Common mistakes to avoid
- Using unmatched data pairs. If the x and y arrays are different lengths, the model has no meaningful interpretation.
- Ignoring outliers. A few extreme points can tilt the best fit line and distort the slope.
- Confusing correlation with causation. A strong linear relationship does not prove that x causes y.
- Applying linear models outside the data range. Extrapolation far beyond the observed range can be misleading.

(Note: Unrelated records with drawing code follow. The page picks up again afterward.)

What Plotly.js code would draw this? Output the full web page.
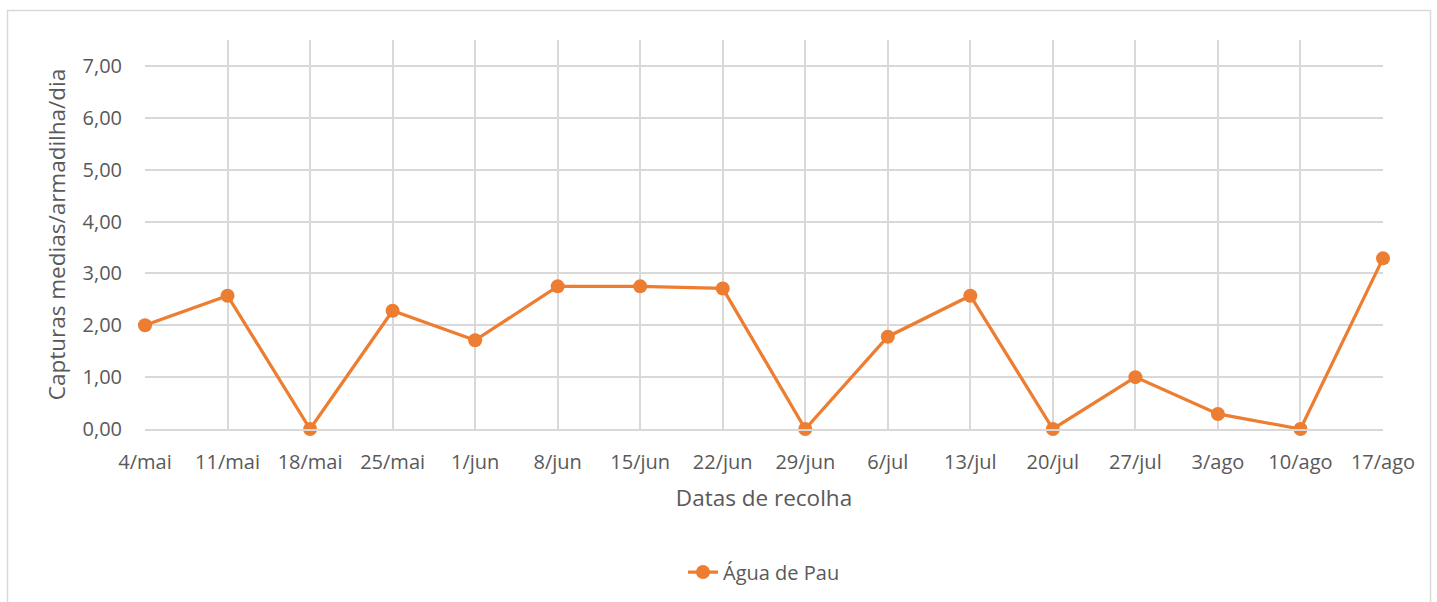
<!DOCTYPE html>
<html><head><meta charset="utf-8">
<script src="https://cdn.plot.ly/plotly-3.0.1.min.js"></script>
<style>body{margin:0;background:#fff}#c{width:1437px;height:602px}</style>
</head><body><div id="c"></div>
<script>
const categories = ["4/mai","11/mai","18/mai","25/mai","1/jun","8/jun","15/jun","22/jun","29/jun","6/jul","13/jul","20/jul","27/jul","3/ago","10/ago","17/ago"];
const aguaDePau = [2.00,2.57,0.00,2.28,1.71,2.75,2.75,2.71,0.00,1.78,2.57,0.00,1.00,0.29,0.00,3.29];
const seriesName = "Água de Pau";
const yTitle = "Capturas medias/armadilha/dia";
const xTitle = "Datas de recolha";

const W=1437,H=602,L=145,R=54,T=40,B=172;
const pw=W-L-R, ph=H-T-B;
const px=x=>(x-L)/pw, py=y=>(H-B-y)/ph;
const font="'Open Sans', sans-serif";
const trace={x:categories,y:aguaDePau,type:'scatter',mode:'lines+markers',name:seriesName,
 line:{color:'#ED7D31',width:3.25},marker:{color:'#ED7D31',size:14},cliponaxis:false};
const layout={width:W,height:H,margin:{l:L,r:R,t:T,b:B},separators:',.',
 paper_bgcolor:'#fff',plot_bgcolor:'#fff',font:{family:font,color:'#595959',size:20},
 xaxis:{type:'category',range:[0,15],showgrid:true,gridcolor:'#D9D9D9',gridwidth:2,
  showline:true,linecolor:'#D9D9D9',linewidth:2,ticks:'',ticklabelstandoff:14,
  tickfont:{size:20,color:'#595959'},
  title:{text:xTitle,font:{size:22.5,color:'#595959'},standoff:16},fixedrange:true},
 yaxis:{range:[0,7.5],tick0:0,dtick:1,tickformat:'.2f',showgrid:true,gridcolor:'#D9D9D9',gridwidth:2,
  zeroline:false,ticks:'',ticklabelstandoff:22,tickfont:{size:20,color:'#595959'},
  title:{text:yTitle,font:{size:22.5,color:'#595959'},standoff:10},fixedrange:true},
 showlegend:true,
 legend:{orientation:'h',x:0.5,xanchor:'center',y:py(572),yanchor:'middle',font:{size:20,color:'#595959'}},
 shapes:[{type:'rect',xref:'paper',yref:'paper',x0:px(7.5),x1:px(1430.5),y0:py(10.5),y1:py(700),
  line:{color:'#D9D9D9',width:1.5},fillcolor:'rgba(0,0,0,0)',layer:'below'}]
};
Plotly.newPlot('c',[trace],layout,{displayModeBar:false,staticPlot:true});
</script></body></html>
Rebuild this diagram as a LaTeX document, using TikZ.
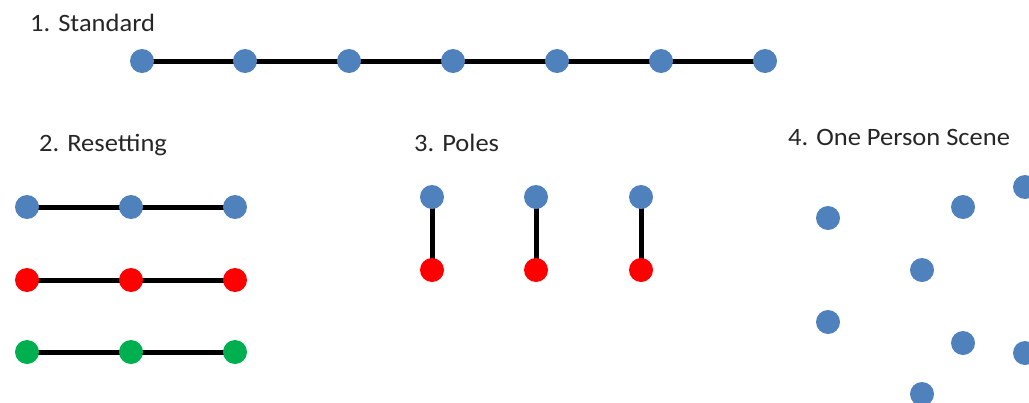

Advanced considerations for better models
In professional analysis, a basic best fit line is often the first step rather than the final answer. If your data show changing variability, consider a weighted least squares approach that accounts for different levels of uncertainty. If your residuals show curvature, a polynomial or logarithmic model may capture the pattern better. Robust regression methods can reduce the influence of outliers and produce more stable estimates, which is helpful when data quality varies across sources. If you need formal statistical inference, compute confidence intervals for the slope and intercept and validate the model with an independent test set. These practices turn a simple line into a reliable tool for decision making.
Conclusion
Calculating the best fit line is a practical, powerful way to summarize relationships and support evidence based conclusions. With the formulas provided, the examples drawn from NOAA and the US Census Bureau, and the calculator above, you can quickly model trends and interpret their meaning. Always verify data quality, inspect residuals, and interpret the slope within the real world context. A careful approach ensures that the line you fit becomes a trustworthy guide rather than a misleading oversimplification.